DETAILED ACTION
Notice of Pre-AIA or AIA Status
The present application, filed on or after March 16, 2013, is being examined under the first inventor to file provisions of the AIA .
Claim Rejections - 35 USC § 112
The following is a quotation of 35 U.S.C. 112(b):
(b) CONCLUSION.—The specification shall conclude with one or more claims particularly pointing out and distinctly claiming the subject matter which the inventor or a joint inventor regards as the invention.
The following is a quotation of 35 U.S.C. 112 (pre-AIA ), second paragraph:
The specification shall conclude with one or more claims particularly pointing out and distinctly claiming the subject matter which the applicant regards as his invention.

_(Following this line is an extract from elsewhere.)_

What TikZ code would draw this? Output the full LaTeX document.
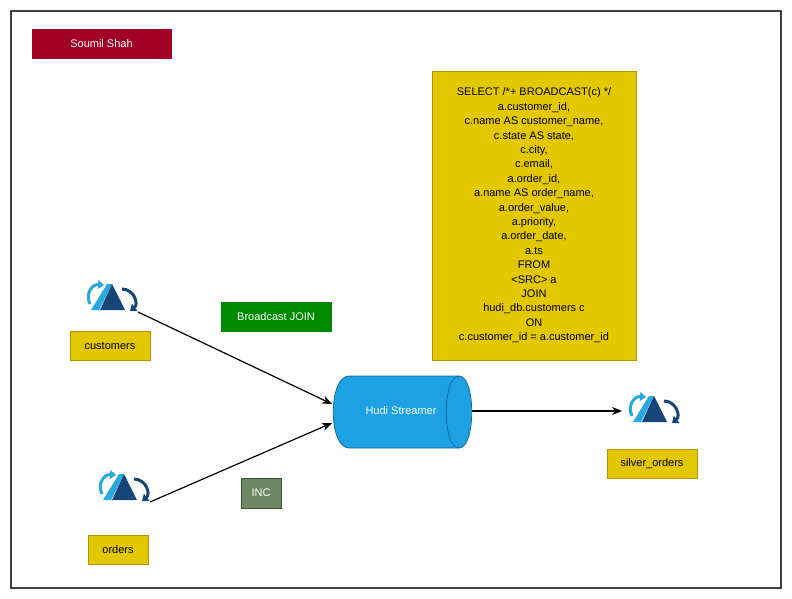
\documentclass[tikz,border=0pt]{standalone}
\usepackage{fontspec}
\setmainfont{Liberation Sans}
\usetikzlibrary{arrows.meta,positioning}
\definecolor{hudiblue}{RGB}{29,161,226}
\definecolor{hudiline}{RGB}{16,110,160}
\definecolor{iconlight}{RGB}{40,170,225}
\definecolor{icondark}{RGB}{22,70,120}
\definecolor{sqlfill}{RGB}{227,200,0}
\definecolor{sqlline}{RGB}{176,149,0}
\definecolor{namefill}{RGB}{162,0,37}
\definecolor{joinfill}{RGB}{0,138,0}
\definecolor{incfill}{RGB}{109,135,100}
\definecolor{incline}{RGB}{58,84,49}
\tikzset{
  box/.style={draw=#1, inner sep=0pt, align=center, font=\fontsize{11}{13}\selectfont},
  yellowbox/.style={box=sqlline, fill=sqlfill},
  link/.style={-{Stealth[length=10pt,width=8pt]}, line width=1.2pt}
}
\newcommand{\tableicon}[2]{%
  \begin{scope}[shift={#1}]
    \fill[iconlight] (-19,12) -- (-11,12) -- (2,-14) -- (-3,-14) -- cycle;
    \fill[icondark] (-10,12) -- (15,12) -- (2,-14) -- cycle;
    \draw[iconlight, line width=3pt, -{Triangle[length=6pt,width=9pt]}] (-20,6) .. controls (-25,-4) and (-18,-14) .. (-6,-13);
    \draw[icondark, line width=3pt, -{Triangle[length=6pt,width=9pt]}] (12,-9) .. controls (24,-9) and (29,6) .. (20,13);
    \coordinate (#2) at (28,14);
  \end{scope}}
\begin{document}
\begin{tikzpicture}[x=1pt,y=-1pt]
\useasboundingbox (0,0) rectangle (792,599);
\draw[line width=1.5pt, black!75] (11,11) rectangle (781,588);
%labels
\node[box=namefill, fill=namefill, text=white, minimum width=139pt, minimum height=29pt] (author) at (101.5,43.5) {Soumil Shah};
\node[yellowbox, minimum width=204pt, minimum height=289pt, font=\fontsize{11}{14.4}\selectfont] (sql) at (534,215.5) {SELECT /*+ BROADCAST(c) */\\a.customer\_id,\\c.name AS customer\_name,\\c.state AS state,\\c.city,\\c.email,\\a.order\_id,\\a.name AS order\_name,\\a.order\_value,\\a.priority,\\a.order\_date,\\a.ts\\FROM\\<SRC> a\\JOIN\\hudi\_db.customers c\\ON\\c.customer\_id = a.customer\_id};
\node[box=joinfill, fill=joinfill, text=white, minimum width=110pt, minimum height=29pt] (join) at (276,316.5) {Broadcast JOIN};
\node[box=incline, fill=incfill, text=white, minimum width=40pt, minimum height=30pt] (inc) at (261,493) {INC};
%tables
\tableicon{(110,298)}{custout}
\node[yellowbox, minimum width=80pt, minimum height=29pt] (customers) at (110,345.5) {customers};
\tableicon{(122,488)}{ordout}
\node[yellowbox, minimum width=60pt, minimum height=29pt] (orders) at (118,549.5) {orders};
\tableicon{(652,410)}{silverout}
\coordinate (silverin) at (622,411);
\node[yellowbox, minimum width=90pt, minimum height=29pt] (silver) at (652,463.5) {silver\_orders};
%streamer
\filldraw[fill=hudiblue, draw=hudiline, line width=0.8pt]
  (349,376) -- (459,376) .. controls (476,376) and (476,448) .. (459,448)
  -- (349,448) .. controls (328,448) and (328,376) .. (349,376) -- cycle;
\draw[hudiline, line width=0.8pt] (459,376) .. controls (442,376) and (442,448) .. (459,448);
\node[text=white, font=\fontsize{11}{13}\selectfont] (hudi) at (401,411) {Hudi Streamer};
\coordinate (hudiin1) at (332,404);
\coordinate (hudiin2) at (332,423);
\coordinate (hudiout) at (472,411);
\draw[link] (custout) -- (hudiin1);
\draw[link] (ordout) -- (hudiin2);
\draw[link] (hudiout) -- (silverin);
\end{tikzpicture}
\end{document}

Claim 14 is rejected under 35 U.S.C. 112(b) or 35 U.S.C. 112 (pre-AIA ), second paragraph, as being indefinite for failing to particularly point out and distinctly claim the subject matter which the inventor or a joint inventor (or for applications subject to pre-AIA 35 U.S.C. 112, the applicant), regards as the invention. In claim 14, line 2, it is unclear as to what is meant by “at least one of the at least one flexure.” In claim 14, line 9, it is still unclear as to what is meant by “there is a smaller than 1-to-1 relationship.” Appropriate correction is required.
Allowable Subject Matter
Claims 1-13, 15, and 37-42 are allowed.
Claim 14 would be allowable if rewritten to overcome the rejection(s) under 35 U.S.C. 112(b) or 35 U.S.C. 112 (pre-AIA ), 2nd paragraph, set forth in this Office action and to include all of the limitations of the base claim and any intervening claims.
Response to Arguments
Applicant's arguments with respect to the 35 USC 112(b) rejection filed 9/8/2025 have been fully considered but they are not persuasive.

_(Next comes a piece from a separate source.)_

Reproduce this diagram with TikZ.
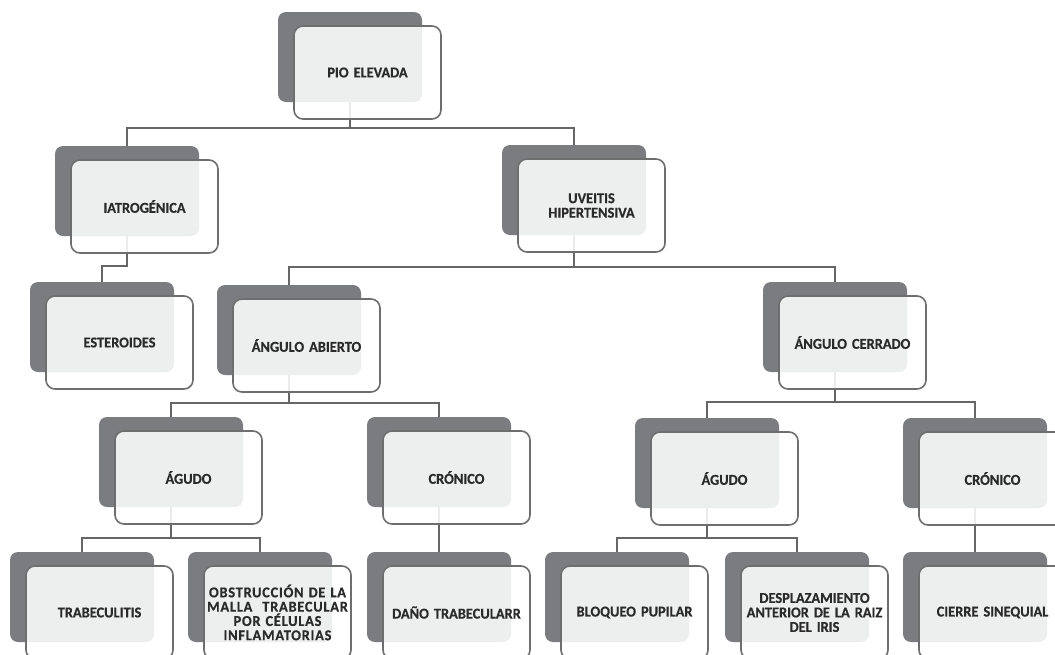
\documentclass[tikz,border=0pt]{standalone}
\usepackage{fontspec}
\setmainfont{Carlito}[FakeStretch=0.96,BoldFeatures={FakeBold=0.5}]
\usetikzlibrary{backgrounds}
\definecolor{backc}{HTML}{7B7C80}
\definecolor{edgec}{HTML}{6E6E6E}
\definecolor{connc}{HTML}{666666}
\definecolor{textc}{HTML}{2A2A2A}
\tikzset{
  backbox/.style={draw=none, fill=backc, rounded corners=8pt, minimum width=144pt, minimum height=90pt, inner sep=0pt, outer sep=0pt, anchor=north west},
  frontbox/.style={draw=edgec, line width=1.6pt, fill=white, fill opacity=0.87, text opacity=1, rounded corners=9pt, minimum width=147pt, minimum height=93pt, inner sep=2pt, outer sep=0pt, anchor=north west, align=center, text width=143pt, text=textc, font=\bfseries\fontsize{15}{14.5}\selectfont},
  widetext/.style={font=\bfseries\fontsize{15}{14.3}\selectfont\addfontfeature{LetterSpace=5}},
  conn/.style={draw=connc, line width=2pt}
}
\newcommand\entrybox[5][]{%
  \node[backbox] (#2-b) at (#3,#4) {};
  \node[frontbox,#1] (#2) at (#3+16,#4+14) {#5};
}
\begin{document}
\begin{tikzpicture}[x=1pt,y=-1pt]
\useasboundingbox (0,0) rectangle (1055,654);
\clip (0,0) rectangle (1055,654);
\entrybox{pio}{278}{12}{PIO ELEVADA}
\entrybox{iat}{55}{146}{IATROGÉNICA}
\entrybox{uve}{502}{145}{UVEITIS\\HIPERTENSIVA}
\entrybox{est}{30}{282}{ESTEROIDES}
\entrybox{aab}{217}{285}{ÁNGULO ABIERTO}
\entrybox{ace}{763}{282}{ÁNGULO CERRADO}
\entrybox{ag1}{99}{417}{ÁGUDO}
\entrybox{cr1}{367}{417}{CRÓNICO}
\entrybox{ag2}{635}{418}{ÁGUDO}
\entrybox{cr2}{903}{418}{CRÓNICO}
\entrybox{tra}{10}{552}{TRABECULITIS}
\entrybox[widetext]{obs}{188}{552}{OBSTRUCCIÓN DE LA\\MALLA\ \ TRABECULAR\\POR CÉLULAS\\INFLAMATORIAS}
\entrybox{dan}{367}{552}{DAÑO TRABECULARR}
\entrybox{blo}{545}{552}{BLOQUEO PUPILAR}
\entrybox{des}{725}{552}{DESPLAZAMIENTO\\ANTERIOR DE LA RAIZ\\DEL IRIS}
\entrybox{cie}{903}{552}{CIERRE SINEQUIAL}
\begin{pgfonlayer}{background}
\fill[white] (0,0) rectangle (1055,654);
\draw[conn] (pio-b.south) -- (pio-b.south |- 0,128) -| (iat-b.north);
\draw[conn] (pio-b.south |- 0,128) -| (uve-b.north);
\draw[conn] (iat-b.south) -- (iat-b.south |- 0,266) -| (est-b.north);
\draw[conn] (uve-b.south) -- (uve-b.south |- 0,267) -| (aab-b.north);
\draw[conn] (uve-b.south |- 0,267) -| (ace-b.north);
\draw[conn] (aab-b.south) -- (aab-b.south |- 0,403) -| (ag1-b.north);
\draw[conn] (aab-b.south |- 0,403) -| (cr1-b.north);
\draw[conn] (ace-b.south) -- (ace-b.south |- 0,402) -| (ag2-b.north);
\draw[conn] (ace-b.south |- 0,402) -| (cr2-b.north);
\draw[conn] (ag1-b.south) -- (ag1-b.south |- 0,538) -| (tra-b.north);
\draw[conn] (ag1-b.south |- 0,538) -| (obs-b.north);
\draw[conn] (cr1-b.south) -- (dan-b.north);
\draw[conn] (ag2-b.south) -- (ag2-b.south |- 0,538) -| (blo-b.north);
\draw[conn] (ag2-b.south |- 0,538) -| (des-b.north);
\draw[conn] (cr2-b.south) -- (cie-b.north);
\end{pgfonlayer}
\end{tikzpicture}
\end{document}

"A decision on whether a claim is indefinite under 35 U.S.C. 112(b) or pre-AIA 35 U.S.C. 112, second paragraph requires a determination of whether those skilled in the art would understand what is claimed when the claim is read in light of the specification." MPEP §2173.02 (emphasis added) (citations omitted). The paragraph spanning pages 40 and 41 of Applicant's original disclosure provides insight into the meaning of this term and how it may be achieved in certain non-limiting circumstances. Applicant submits that, in view of this disclosure, the person of ordinary skill would have found the language of claim 14 to be sufficiently definite, so withdrawal of the §112(b) rejection is requested.”
In response, the examiner argues that is still unclear as to what is meant by “there is a smaller than 1-to-1 relationship” in claim 14, and the mere recitation of a portion of the specification without explaining the connection the actual claim language in question adds no clarity and therefore this rejection is maintained.

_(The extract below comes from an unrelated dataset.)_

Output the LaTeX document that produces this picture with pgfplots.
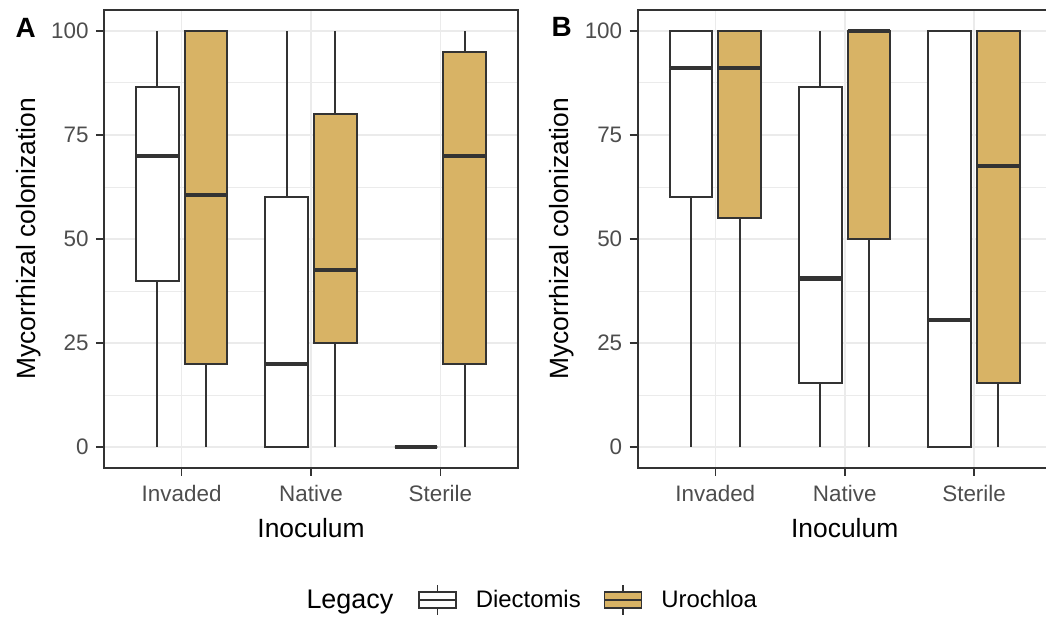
\documentclass[border=0pt]{standalone}
\usepackage{pgfplots}
\pgfplotsset{compat=1.18}
\usepgfplotslibrary{statistics}
\usepackage{fontspec}
\setmainfont{Liberation Sans}
\definecolor{tanc}{HTML}{D8B365}
\definecolor{gtwenty}{HTML}{333333}
\definecolor{gthirty}{HTML}{4D4D4D}
\definecolor{gridc}{HTML}{EBEBEB}
\pgfplotsset{
 panel/.style={
  scale only axis, width=414bp, height=458bp,
  xmin=0.4, xmax=3.6, ymin=-5, ymax=105,
  xtick={1,2,3}, xticklabels={Invaded,Native,Sterile},
  ytick={0,25,50,75,100},
  minor ytick={12.5,37.5,62.5,87.5},
  grid=both,
  major grid style={draw=gridc, line width=1.6bp},
  minor grid style={draw=gridc, line width=0.8bp},
  axis line style={draw=gtwenty, line width=2bp},
  tick style={draw=gtwenty, line width=1.6bp},
  tick align=outside, major tick length=8bp, minor tick length=0pt,
  tick pos=left,
  /pgf/number format/assume math mode=true,
  ticklabel style={font=\fontsize{22.5}{22.5}\selectfont, text=gthirty},
  xticklabel style={yshift=-6bp},
  yticklabel style={xshift=-4bp},
  xlabel=Inoculum, ylabel=Mycorrhizal colonization,
  label style={font=\fontsize{26.5}{26.5}\selectfont},
  xlabel style={at={(axis description cs:0.5,-0.1507)}, anchor=base},
  ylabel style={at={(axis description cs:-0.166,0.5)}, anchor=base},
  boxplot/draw direction=y,
  boxplot/box extend=0.33,
  boxplot/whisker extend=0,
  boxplot/every median/.style={line width=4.2bp},
 },
 dbox/.style={draw=gtwenty, line width=2bp, solid, fill=white},
 ubox/.style={draw=gtwenty, line width=2bp, solid, fill=tanc},
}
\begin{document}
\begin{tikzpicture}
\useasboundingbox (0,0) rectangle (1046bp,622bp);
\clip (0,0) rectangle (1046bp,622bp);
\begin{axis}[panel, at={(104bp,154bp)}, anchor=south west,
  legend style={at={(axis description cs:0.7585,-0.288)}, anchor=west, draw=none, fill=none, inner sep=0pt,
    legend columns=2, font=\fontsize{24}{24}\selectfont,
    /tikz/every odd column/.append style={column sep=19bp},
    /tikz/every even column/.append style={column sep=23bp},
    nodes={inner sep=0pt}}]
\addplot[dbox, forget plot, boxplot prepared={draw position=0.8125, lower whisker=0, lower quartile=40, median=70, upper quartile=86.5, upper whisker=100}] coordinates {};
\addplot[ubox, forget plot, boxplot prepared={draw position=1.1875, lower whisker=0, lower quartile=20, median=60.5, upper quartile=100, upper whisker=100}] coordinates {};
\addplot[dbox, forget plot, boxplot prepared={draw position=1.8125, lower whisker=0, lower quartile=0, median=20, upper quartile=60, upper whisker=100}] coordinates {};
\addplot[ubox, forget plot, boxplot prepared={draw position=2.1875, lower whisker=0, lower quartile=25, median=42.5, upper quartile=80, upper whisker=100}] coordinates {};
\addplot[dbox, forget plot, boxplot prepared={draw position=2.8125, lower whisker=0, lower quartile=0, median=0, upper quartile=0, upper whisker=0}] coordinates {};
\addplot[ubox, forget plot, boxplot prepared={draw position=3.1875, lower whisker=0, lower quartile=20, median=70, upper quartile=95, upper whisker=100}] coordinates {};
\addlegendimage{legend image code/.code={
  \draw[draw=gtwenty,line width=1.6bp] (18.5bp,8bp)--(18.5bp,15bp) (18.5bp,-8bp)--(18.5bp,-15bp);
  \draw[draw=gtwenty,fill=white,line width=1.6bp] (0bp,-8bp) rectangle (37bp,8bp);
  \draw[draw=gtwenty,line width=1.6bp] (0bp,0bp)--(37bp,0bp);}}
\addlegendentry{Diectomis}
\addlegendimage{legend image code/.code={
  \draw[draw=gtwenty,line width=1.6bp] (18.5bp,8bp)--(18.5bp,15bp) (18.5bp,-8bp)--(18.5bp,-15bp);
  \draw[draw=gtwenty,fill=tanc,line width=1.6bp] (0bp,-8bp) rectangle (37bp,8bp);
  \draw[draw=gtwenty,line width=1.6bp] (0bp,0bp)--(37bp,0bp);}}
\addlegendentry{Urochloa}
\end{axis}
\begin{axis}[panel, at={(637.7bp,154bp)}, anchor=south west]
\addplot[dbox, boxplot prepared={draw position=0.8125, lower whisker=0, lower quartile=60, median=91, upper quartile=100, upper whisker=100}] coordinates {};
\addplot[ubox, boxplot prepared={draw position=1.1875, lower whisker=0, lower quartile=55, median=91, upper quartile=100, upper whisker=100}] coordinates {};
\addplot[dbox, boxplot prepared={draw position=1.8125, lower whisker=0, lower quartile=15.5, median=40.5, upper quartile=86.5, upper whisker=100}] coordinates {};
\addplot[ubox, boxplot prepared={draw position=2.1875, lower whisker=0, lower quartile=50, median=100, upper quartile=100, upper whisker=100}] coordinates {};
\addplot[dbox, boxplot prepared={draw position=2.8125, lower whisker=0, lower quartile=0, median=30.5, upper quartile=100, upper whisker=100}] coordinates {};
\addplot[ubox, boxplot prepared={draw position=3.1875, lower whisker=0, lower quartile=15.5, median=67.5, upper quartile=100, upper whisker=100}] coordinates {};
\end{axis}
\node[anchor=base west, font=\bfseries\fontsize{28}{28}\selectfont] at (12bp,584bp) {A};
\node[anchor=base west, font=\bfseries\fontsize{28}{28}\selectfont] at (548bp,585bp) {B};
\node[anchor=base west, font=\fontsize{27}{27}\selectfont] at (303bp,14bp) {Legacy};
\end{tikzpicture}
\end{document}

Applicant’s arguments, see pages 2-6 of the response, filed 9/8/2025, with respect to claims 1-9, 11-13, and 15 have been fully considered and are persuasive. The rejection of claims 1-9, 11-13, and 15 as being anticipated by Ma (AU 2012100637 A4) has been withdrawn.
Conclusion
Applicant's amendment necessitated the new ground(s) of rejection presented in this Office action. Accordingly, THIS ACTION IS MADE FINAL. See MPEP § 706.07(a). Applicant is reminded of the extension of time policy as set forth in 37 CFR 1.136(a).
A shortened statutory period for reply to this final action is set to expire THREE MONTHS from the mailing date of this action. In the event a first reply is filed within TWO MONTHS of the mailing date of this final action and the advisory action is not mailed until after the end of the THREE-MONTH shortened statutory period, then the shortened statutory period will expire on the date the advisory action is mailed, and any nonprovisional extension fee (37 CFR 1.17(a)) pursuant to 37 CFR 1.136(a) will be calculated from the mailing date of the advisory action. In no event, however, will the statutory period for reply expire later than SIX MONTHS from the mailing date of this final action.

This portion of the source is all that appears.